Eggs, canned soup, and condiments are fridge and pantry essentials that all carry a best before tag somewhere on their label.
That in itself creates confusion for consumers: there’s a difference between best before dates and expiration dates, each label telling us dissimilar information.
“It’s confusing,” says Ellie Topp, a professional home economist. “[The best before] date has nothing to do with the safety of the food. It has everything to do with the taste of the food.”
That’s probably news to you, isn’t it? There’s even more to expiration and best before dates than you realize – here are a few other tidbits you may not be aware of.
Only Five Types of Foods Have Expiry Dates
Expiry dates are exactly what they sound like: informing customers the absolute last day that food is safe to consume. Any products past the expiry should be tossed; never take a risk on expired food for any reason, even if it’s frozen or ‘looks okay’.
The Canadian Food Inspection Agency only stipulates five types of products require an expiry date label:
- Baby formula and other human milk substitutes.
- Nutritional supplements.
- Meal replacements.
- Pharmacist-sold foods for very low-energy diets.
- Formulated liquid diets.
Conversely, best before dates are reserved for foods that will only be fresh for 90 days or less. Some best before labelled foods can be consumed past the suggested date, the main difference between an expiry date.
Best Before Dates=Freshness
A best before date’s main purpose is telling consumers how long that food will remain flavourful maintain its nutritional value. Remember, best before dates are unrelated to food safety.
“[With some products] the taste may have greatly deteriorated, but it’s still safe to eat,” Topp says.
For example, when preparing a fresh egg, Topp says it will stay close in “a nice, little package.” Breaking an egg past the best before date in comparison will spread out more, and the yolk is more likely to fall apart.
“But, there’s nothing wrong with the egg,” she says, “as long as it’s not cracked.”
Once a best before date is reached, the manufacturer’s nutritional claims no longer hold water, so you may not be getting as much vitamin C from expired orange juice, for example. Other foods may have their taste compromised, but again is still safe to consume. Ketchup and salsas may taste slightly more acidic, dry pasta could crumble when cooked, and old cookies may be stale or just plain awful.
Opening the Package Nullifies a Best Before Date
Health Canada states a best before date is nullified once the package is opened, or if the food is frozen.

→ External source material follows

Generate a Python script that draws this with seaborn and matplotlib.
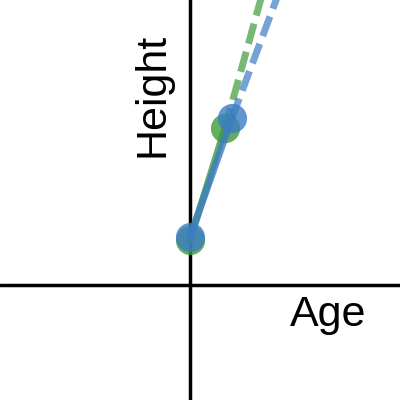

Once a package is exposed to air, there’s a chance of cross-contamination, which the original best before label obviously didn’t factor in their suggested date.
The Canadian Partnership for Consumer Food Safety Education has a chart breaking down how long different foods should be kept in a fridge or freezer. The organization recommends purchasing foods with short fridge lives that you can eat fast, avoiding best before or expiry dates concerns altogether.
Foods to Watch Out For…
While we did say some foods are still edible post-best before date, possibly lacking taste or nutrition, that rule doesn’t apply to all foods. It goes without saying that any food that doesn’t maintain its original colour or smell should be tossed, as should dented, leaking, or bulging cans of anything.
Cured meats are one food to keep an eye on, as well as mouldy cheese, breads, and yogurts. Many people are comfortable with scraping the mouldy areas off and snacking on the remains, but mould can contaminate the entire product beyond what’s visible to the eye.
People shouldn’t mess around with foods that contain plentiful pathogens either. That includes fresh meats like chicken, steak, and ground beef, as well as dairy products.
“It’s like playing roulette,” says Cathy Paroschy Harris, a dietitian and spokeswoman for Dietitians of Canada. “You’re putting yourself at risk.”
To simplify everything, use your best judgment. Or when it doubt, throw it out!
Frozen Veggies Are Better in the Winter
Who ever said fresh was synonymous with better?
Fresh produce in your local grocery store during the frigid months could contain less nutrition than your year-round, frozen alternatives. It takes several weeks for those ‘fresh’ veggies to be picked and transported. By the time it reaches the grocer, a lot of nutritional value may’ve been depleted.
Frozen vegetables on the other hand, are frozen within hours of being collected. This helps the produce retain its nutrition. While the nutritional difference isn’t night and day, it’s certainly the healthier of the options come wintertime.